Впрочем, на «папу Моне» эти рассуждения мало действовали. Чтобы сбить его с толку, потребовались бы средства посильнее.

— Морис Дени? — улыбался он. — Талант, но хитрец, каких поискать…

Еще одним «хитрецом», часто гостившим в Живерни, был Жорж Клемансо. Осенью 1906 года он сформировал собственный кабинет министров. «Какая неслыханная удача!» — потирал руки Моне. И немедленно начал бомбардировать Жоржа напоминаниями о том, что «Олимпия» Мане — их общего друга Мане! — до сих пор болтается в Люксембургском музее, этой «передней» Лувра, и не пора ли переместить ее в более подобающее место. Ведь его собственные девять картин, завещанные государству коллекционером Этьеном Моро-Нелатоном, при жизни автора украсили собой стены Лувра. Будь жив Мане, он бы этого не перенес!

Президент совета умел действовать эффективно. В феврале 1907 года состоялось торжественное переселение «Олимпии» в государственный зал музея.

Моне весь 1907 год посвятил своим нимфеям. С первыми лучами солнца он устанавливал мольберт на берегу пруда и, не теряя ни минуты, принимался за работу. Нимфея — капризное создание. Она не любит ни дождя, ни ветра, а к пяти часам вечера, стоит летнему солнцу чуть склониться к горизонту, решительно складывает лепестки, полагая, что и так достаточно долго позволяла собой любоваться.

— Можете пообещать мне, что в этом году устроим большую выставку нимфей? — спросил Моне Поль Дюран-Рюэль из лучших побуждений.

И наткнулся на жесткий отпор.

— Нет, и еще раз нет! Ничего я вам не обещаю! Все, что я сейчас делаю, не выходит за рамки посредственности! Я двигаюсь на ощупь, ищу и не нахожу… А погода! Это ужас, а не погода! И двух солнечных дней не дождешься…

В начале 1908 года — новые неприятности. Дюран-Рюэль попросил художника взглянуть на две его картины, приобретенные одним немецким клиентом.

«Это жуткая мазня, а не мои картины! — отвечал тот. — И, уверяю вас, если бы не ваша слезная мольба не стирать с них подпись и вернуть вам в том же виде, в каком я их получил, я бы их просто разодрал в клочки! И никто не посмел бы меня за это осуждать! Авторов фальшивок надо наказывать!»[188]

Итак, на рынке уже появились подделки под Моне. Если бы художник мог их все изорвать «в клочки»!

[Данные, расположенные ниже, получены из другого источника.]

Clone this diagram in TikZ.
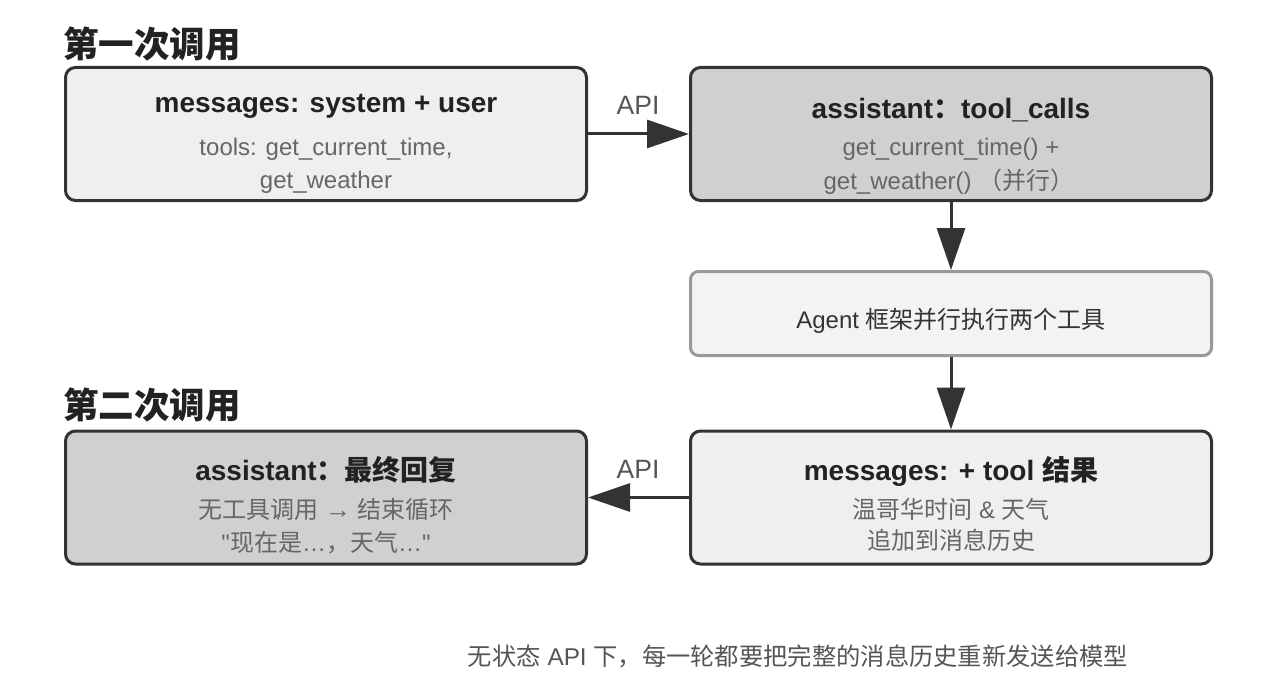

Действительно, эта операция — шла ли речь о подделке или о собственной неудачной работе — приносила ему заметное облегчение. Художественный обозреватель газеты «Курье де ля смен» Луи Воксель приводит в этой связи такой замечательный анекдот: «Недавно некий торговец произведениями искусства нанес старому художнику визит в его знаменитом доме в Живерни. Он привез показать ему одну из его ранних работ — подлинное произведение мастера, с датой и подписью, — созданное в те годы, когда он испытывал на себе влияние Курбе. Как и любое творение новичка, полотно несло на себе явные следы неуверенности и некоторой неуклюжести.

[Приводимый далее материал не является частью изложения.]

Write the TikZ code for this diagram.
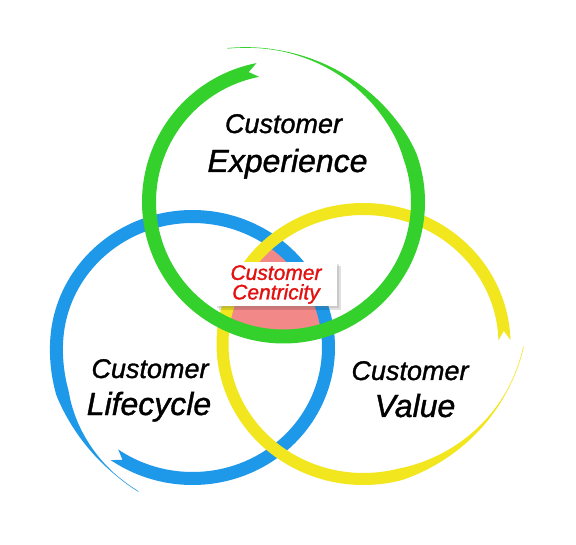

— Это ведь и в самом деле ваша работа, мэтр?

Старый художник внимательно рассмотрел полотно, а потом вдруг с силой ткнул в него кулаком, проделав в холсте дыру:

— Моя! Я в то время еще ничего не умел…

— Но, мэтр… — Торговец старательно изображал отчаяние. — Вы ее порвали! А я довольно дорого за нее заплатил… Конечно, не ради самой картины, а ради вашей подписи… Но теперь я в убытке… Смею ли я надеяться, что вы замените мне ее на другую?

— Выбирайте! — И широким жестом, не лишенным толики презрения, Моне указал торговцу на стену мастерской, увешанную картинами.

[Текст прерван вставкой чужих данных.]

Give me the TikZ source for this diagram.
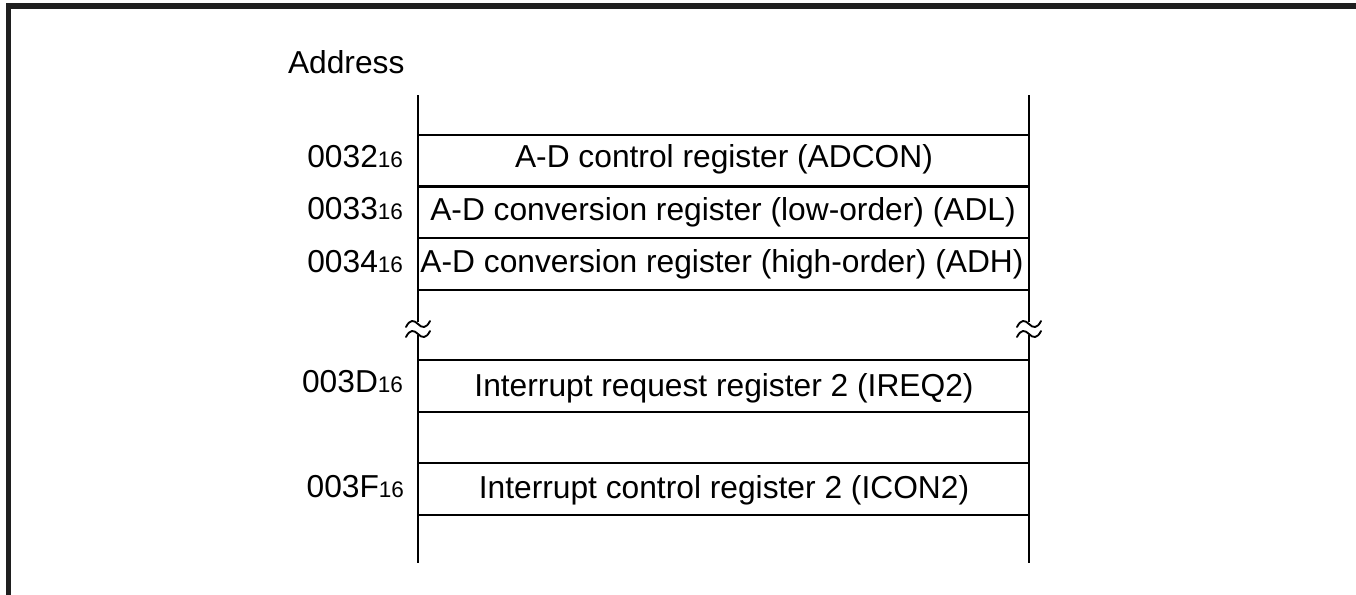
\documentclass[tikz,border=0pt]{standalone}
\usepackage{fontspec}
\setmainfont{Liberation Sans}
\newcommand\subsz{\fontsize{16.9}{20}\selectfont}
\begin{document}
\begin{tikzpicture}[x=0.75pt,y=-0.75pt,line width=1.5pt,
  txt/.style={inner sep=0pt,font=\fontsize{23.8}{28}\selectfont},
  lbl/.style={txt,anchor=base east},
  reg/.style={txt,anchor=base},
  rule/.style={line width=1.6pt},
  brk/.style={line width=1.4pt,line cap=round}]
\useasboundingbox (0,0) rectangle (1356,594);
% frame
\draw[line width=4.3pt,black!88,line join=miter] (8.5,600) -- (8.5,6.3) -- (1360,6.3);
% title
\node[txt,anchor=base west] (addr) at (287,73) {Address};
% verticals with breaks
\foreach \x in {418,1029}{
  \draw[rule] (\x,95) -- (\x,322);
  \draw[rule] (\x,335) -- (\x,563);
  \foreach \y in {324,334}{
    \draw[brk] (\x-12,\y+3) .. controls (\x-8,\y-5) and (\x-4,\y-4) .. (\x,\y)
               .. controls (\x+4,\y+4) and (\x+8,\y+5) .. (\x+12,\y-3);
  }
}
% horizontal rules
\foreach \y in {135,186.5,238,290,360,412,463,515}{
  \draw[rule] (418,\y) -- (1029,\y);
}
% addresses
\node[lbl] (a32) at (404,167) {0032{\subsz 16}};
\node[lbl] (a33) at (404,219) {0033{\subsz 16}};
\node[lbl] (a34) at (404,272.5) {0034{\subsz 16}};
\node[lbl] (a3D) at (404,392) {003D{\subsz 16}};
\node[lbl] (a3F) at (405,497) {003F{\subsz 16}};
% registers
\node[reg] (r32) at (724,167) {A-D control register (ADCON)};
\node[reg] (r33) at (723,220) {A-D conversion register (low-order) (ADL)};
\node[reg] (r34) at (722,272) {A-D conversion register (high-order) (ADH)};
\node[reg] (r3D) at (724,396) {Interrupt request register 2 (IREQ2)};
\node[reg] (r3F) at (724,498) {Interrupt control register 2 (ICON2)};
\end{tikzpicture}
\end{document}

Тот не заставил себя просить дважды. И, заполучив холст, поспешил откланяться, рассыпаясь в изъявлениях благодарности.

При этой сцене присутствовал один из друзей Моне.

— Он вас просто надул, этот торговец, — сказал он художнику. — Он же и явился сюда только в расчете на то, что спровоцирует вас на подарок!

— А вы думаете, я об этом не догадался? — ответил великий художник. — Только какое это имеет значение? Главное, изъять из обращения работы, представляющие меня в дурном свете! Если б я был достаточно богат, я бы выкупил и уничтожил все картины вроде этой»[189].

Моне прекрасно, сознавал, что его творчеству суждена долгая жизнь, отмечает Марта де Фель[190]. Она же приводит свидетельство одного из посетителей дома в Живерни, который, зайдя в сад, увидел поднимавшиеся к небу густые клубы дыма.

— Что это, неужели пожар? — спросил он Моне.

— Да, пожар. Великий пожар! — ответил художник.

Подойдя поближе, посетитель заметил костер, в котором догорали обрывки холстов.

— Что же вы хотите, — продолжал Моне, — ведь пример мне подал еще Мане. Судите сами. После его смерти антиквары прямо-таки набросились на его картины, хватали все подряд, вплоть до черновых набросков. Этого-то я и боюсь и потому предпочитаю своими руками уничтожить все, что мне не нравится. Тогда и жалеть будет не о чем…

Именно на «период нимфей» пришлись самые яростные приступы гнева Моне. Сколько картин погибло под ударами его кулака, сколько было безжалостно изрезано ножом! Отдельные фрагменты некоторых из них удалось спасти Бланш и Мишелю. К счастью, удалось. Ибо, что бы там ни думал взыскательный мастер, зачастую они представляют собой подлинные маленькие шедевры. Но даже в тех случаях, когда перед нами всего лишь мелкие детали неудавшейся большой работы — один-два цветка нимфеи, стебель камыша, застывший между небом и водой, — все это суть бесценные свидетельства его гения, его неустанных поисков.

…Из других обрывков холстов детвора розового дома мастерила себе игрушечные лодочки. Подумать только, сколько сокровищ унесла в своих мутных водах Сена!